I'm weeding out my basement store of old computer paraphernalia. Finally!
Once I thought I'd lay may hands on an old PC, a coax ethernet card and coax cables so I could set up a Novell network, the way it was in my heyday. I'll leave them in my store even now, you never know, BUT I suspect this is not going to happen, there are always other projects with a higher priority to finish. Some never seem to finish.
I decided to scrap some disks but since I just can't force me to throw things away without recycling them in the futile hope they will be used in some later (nutty) project that never will be realized. My problem.
Well, digging around I came across my old Psion LZ64. Yay!
Since I had a new 9V battery I installed it to see if it (Psion) still worked. I did!
When I worked for Data General (1978 - 1994) it was my favorite piece of equipment. It had a calendar! I forget meetings (because I hate them) but here was a friend that could beep, in time for me to go to the damned meetings. It saved me a lot of problems! Besides, I had a complete list of all spare numbers in it. Very useful when ordering stuff from the main office for the next day. It was very usual to go to a customer to search for the reason of failure, order spares to the next day, getting them from the railroad express outlet in the early morning and then go back to the customer and fix the problem before lunch, fingers crossed.
It was programmable (OPL, Organizer Programming Language), I liked that.
So here I am, my Psion working and I decided to look for information of it on the Internet, just for the fun of it. I found it.
In the wayback machine:
https://web.archive.org/web/19990225155521/http://www.org2.com/
In wikipedia:
https://en.wikipedia.org/wiki/Psion_Organiser
The most interesting one, Jaap Scherphuis homepage for Psion, You can read about him in the Wikipedia post:
https://www.jaapsch.net/psion/manxp.htm
This was a fun trip, way back!
OK, back to the scrap yard. I disassembled some old ATA disks, saving their head assemblies, spindle motors and Niobium magnets. I have no rational reason for this behavior, it seems to be a personality disorder.
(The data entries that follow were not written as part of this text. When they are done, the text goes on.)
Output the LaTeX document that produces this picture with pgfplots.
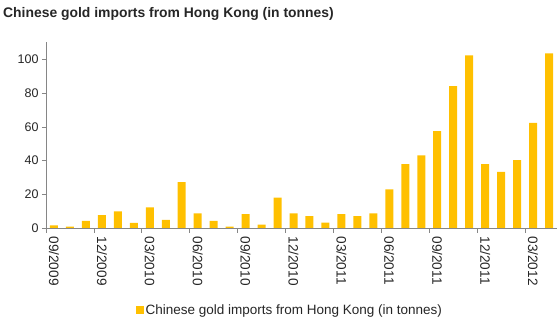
\documentclass[border=0pt]{standalone}
\usepackage{pgfplots}
\pgfplotsset{compat=1.18}
\usepackage{fontspec}
\setmainfont{Liberation Sans}
\definecolor{gold}{HTML}{FFC000}
\definecolor{axgray}{HTML}{868686}
\definecolor{txt}{HTML}{262626}
\begin{document}
\begin{tikzpicture}[x=1pt,y=1pt]
\path[use as bounding box] (0,0) rectangle (560,321);
\node[anchor=west, font=\bfseries\fontsize{13.9}{16}\selectfont, text=txt, inner sep=0pt] at (3,307) {Chinese gold imports from Hong Kong (in tonnes)};
\begin{axis}[
  scale only axis, width=511pt, height=186pt,
  at={(46pt,93pt)}, anchor=south west,
  ymin=0, ymax=110.5, xmin=-0.5, xmax=31.5,
  axis x line*=bottom, axis y line*=left,
  axis line style={axgray, line width=0.8pt},
  ytick={0,20,...,100},
  xtick={0,3,...,30},
  xticklabels={09/2009,12/2009,03/2010,06/2010,09/2010,12/2010,03/2011,06/2011,09/2011,12/2011,03/2012},
  minor xtick={-0.5,2.5,...,31.5},
  major x tick style={draw=none},
  minor tick length=5pt, major tick length=4pt,
  tick align=outside,
  tick style={axgray, line width=0.8pt},
  ticklabel style={font=\fontsize{12.5}{14}\selectfont, text=txt},
  /pgf/number format/assume math mode=true,
  xticklabel style={rotate=-90, anchor=west, font=\fontsize{13.6}{15}\selectfont, yshift=0pt, xshift=1pt},
  ybar, bar width=8pt,
  legend style={at={(0.477,-0.441)}, anchor=center, draw=none, font=\fontsize{13.5}{15}\selectfont, text=txt, inner sep=1pt},
  legend image code/.code={\fill[gold] (0pt,-4pt) rectangle (8pt,4pt);},
]
\addplot[fill=gold, draw=none] coordinates {
(0,1.6) (1,0.8) (2,4.2) (3,7.7) (4,9.9) (5,3.0) (6,12.3) (7,4.8) (8,27.2) (9,8.7)
(10,4.2) (11,0.8) (12,8.3) (13,2.0) (14,18.1) (15,8.7) (16,7.1) (17,3.2) (18,8.3) (19,7.1)
(20,8.7) (21,23.0) (22,37.9) (23,43.1) (24,57.5) (25,84.3) (26,102.6) (27,37.9) (28,33.3) (29,40.3)
(30,62.5) (31,103.8)
};
\addlegendentry{Chinese gold imports from Hong Kong (in tonnes)}
\end{axis}
\end{tikzpicture}
\end{document}
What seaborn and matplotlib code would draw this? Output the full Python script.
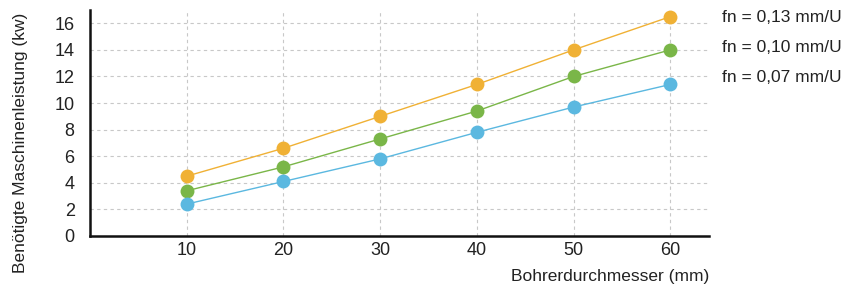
import matplotlib
matplotlib.use("Agg")
import matplotlib.pyplot as plt
import seaborn as sns
import pandas as pd

diameters = [10, 20, 30, 40, 50, 60]
fn_007 = [2.4, 4.1, 5.8, 7.8, 9.7, 11.4]
fn_010 = [3.4, 5.2, 7.3, 9.4, 12.0, 14.0]
fn_013 = [4.5, 6.6, 9.0, 11.4, 14.0, 16.5]
series_labels = ["fn = 0,13 mm/U", "fn = 0,10 mm/U", "fn = 0,07 mm/U"]
y_ticks = [0, 2, 4, 6, 8, 10, 12, 14, 16]
x_ticks = [10, 20, 30, 40, 50, 60]

sns.set_theme(style="white")
font = ["Liberation Sans Narrow", "Liberation Sans", "DejaVu Sans"]
plt.rcParams["font.family"] = font

rows = []
for lab, vals in zip(series_labels, [fn_013, fn_010, fn_007]):
    for d, v in zip(diameters, vals):
        rows.append({"d": d, "p": v, "fn": lab})
df = pd.DataFrame(rows)

palette = {series_labels[0]: "#F0B135", series_labels[1]: "#7AB648", series_labels[2]: "#5BB8E0"}

fig = plt.figure(figsize=(8.51, 2.89), dpi=100)
ax = fig.add_axes([90/851, 53/289, (709-90)/851, (236-10)/289])

sns.lineplot(data=df, x="d", y="p", hue="fn", palette=palette, marker="o",
             markersize=10, markeredgewidth=0, linewidth=1.0, legend=False, ax=ax, zorder=3)

ax.set_xlim(0, 64)
ax.set_ylim(0, 17)
ax.set_xticks(x_ticks)
ax.set_yticks(y_ticks)
ax.grid(True, linestyle=(0, (3, 3)), color="#c8c8c8", linewidth=0.8)
ax.set_axisbelow(True)
for s in ["top", "right"]:
    ax.spines[s].set_visible(False)
for s in ["left", "bottom"]:
    ax.spines[s].set_color("#111111")
    ax.spines[s].set_linewidth(1.8)
ax.tick_params(axis="both", length=0, labelsize=13, colors="#222222")
ax.tick_params(axis="x", pad=4)
ax.tick_params(axis="y", pad=11)

ax.set_xlabel("Bohrerdurchmesser (mm)", fontsize=12.5, color="#222222")
ax.xaxis.set_label_coords(1.0, -0.145)
ax.xaxis.label.set_ha("right")
ax.xaxis.label.set_va("top")
ax.set_ylabel("Benötigte Maschinenleistung (kw)", fontsize=12.5, color="#222222")
ax.yaxis.set_label_coords(-0.1, 0.41)

label_y = [17, 48, 78]
for lab, py in zip(series_labels, label_y):
    fig.text(722/851, 1 - py/289, lab, fontsize=12.5, color="#222222", va="center", ha="left")

fig.savefig("out.png", dpi=100)
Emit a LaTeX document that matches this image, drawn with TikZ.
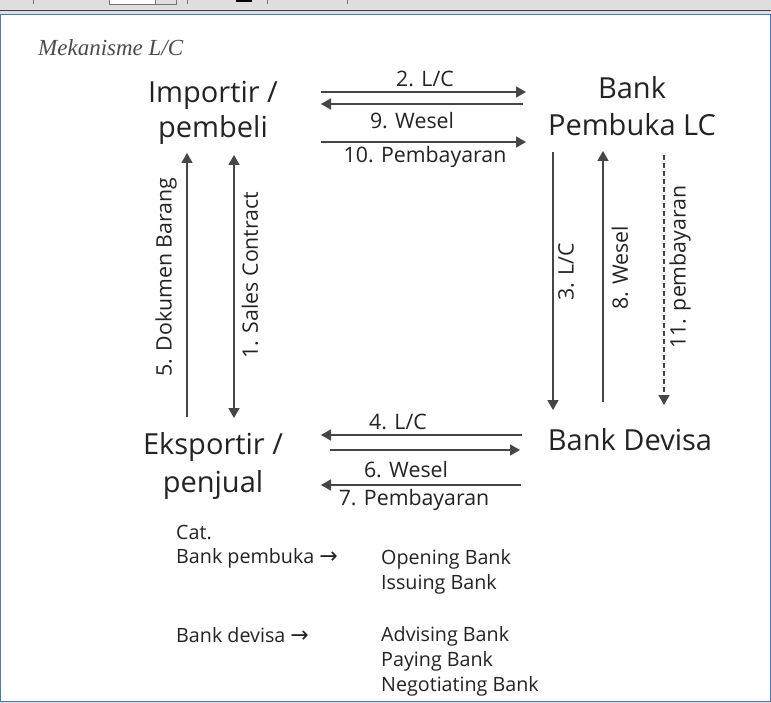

Especially the motors interested me. I had no clear idea about how they work. I thought this could be a tough thing to search for, things like that are sometimes buried inside the corporations for good. I did find some interesting info though and, not surprisingly, I found in a post in Russia! The were trying to use old disks as emery machines for tools! Hilarious invention! The guy doing the research for how this could be realized, is of the right mettle though. He knew what he was doing:
https://gtshina.ru/en/avtozvuk/kak-podklyuchit-motor-ot-vinchestera-pomogi-s-zapuskom-dvigatelya-ot-zhestkogo/
The motors are build as three phase, Y- or D-connected (tree or four wires) and if you feed them three square waves, shifted 120° it will work. Nice and interesting.
As a final of this post, an image showing the size of the read/write heads and actuator assembly second on hard drive I worked on in 1978 (the first one aas a Diablo 2.4Mb :) compared to what they looked like 1995 or thereabout. The old disk was a 10Mb dual platter (one fixed [meaning you had to have a screwdriver on your toolbox], the other swappable), DG model number 6045.
I have lost count of the number of times i repaired these. They were good drives but we had so many of them in the field. Sometimes they landed with their heads on the platter. The platter was destroyed, naturally (the surface looked like the magnetic material on recorder tape at the time, rust-colored), but after changing the platter, normally you could scrape off the deposit from the platter off the heads with a pen knife. Then it was "go" and no problems. Cheaper for the customer! Rugged machine!
The has been a lot of development. And more was to come!:
https://www.nobelprize.org/uploads/2018/06/grunberg_lecture.pdf
This Nobel price guy wasn't the first (or only) at the time. There was another guy that invented the same thing. One of these two got his patent earlier and won the money for it (the terabyte disks arrived as a consequence of this), The other guy ( I think it was the Nobel Prize winner) had to be content with the honor.
Seeing this hefty magnetic actuator for the 10 Mb disks, just imagine the one I have in my garage that comes from the 96 and 192Mb drives. I hesitate when I have to lift it. It's enormously heavy. Hitherto my only use have been using it to weight down parquet boards in our living room after a leak from a water filled radiator. Good enough, I was happy to have it at that time.
A fun thing with these is that if you short circuit the coil on these (white to black lead) and then manually push it in either direction it will generate enough EMF ( https://en.wikipedia.org/wiki/Electromotive_force ) to continue driving by itself in in the same direction. It gives you a funny feeling, like a long, soft and damped stop instead of just a immediate stop, caused by friction.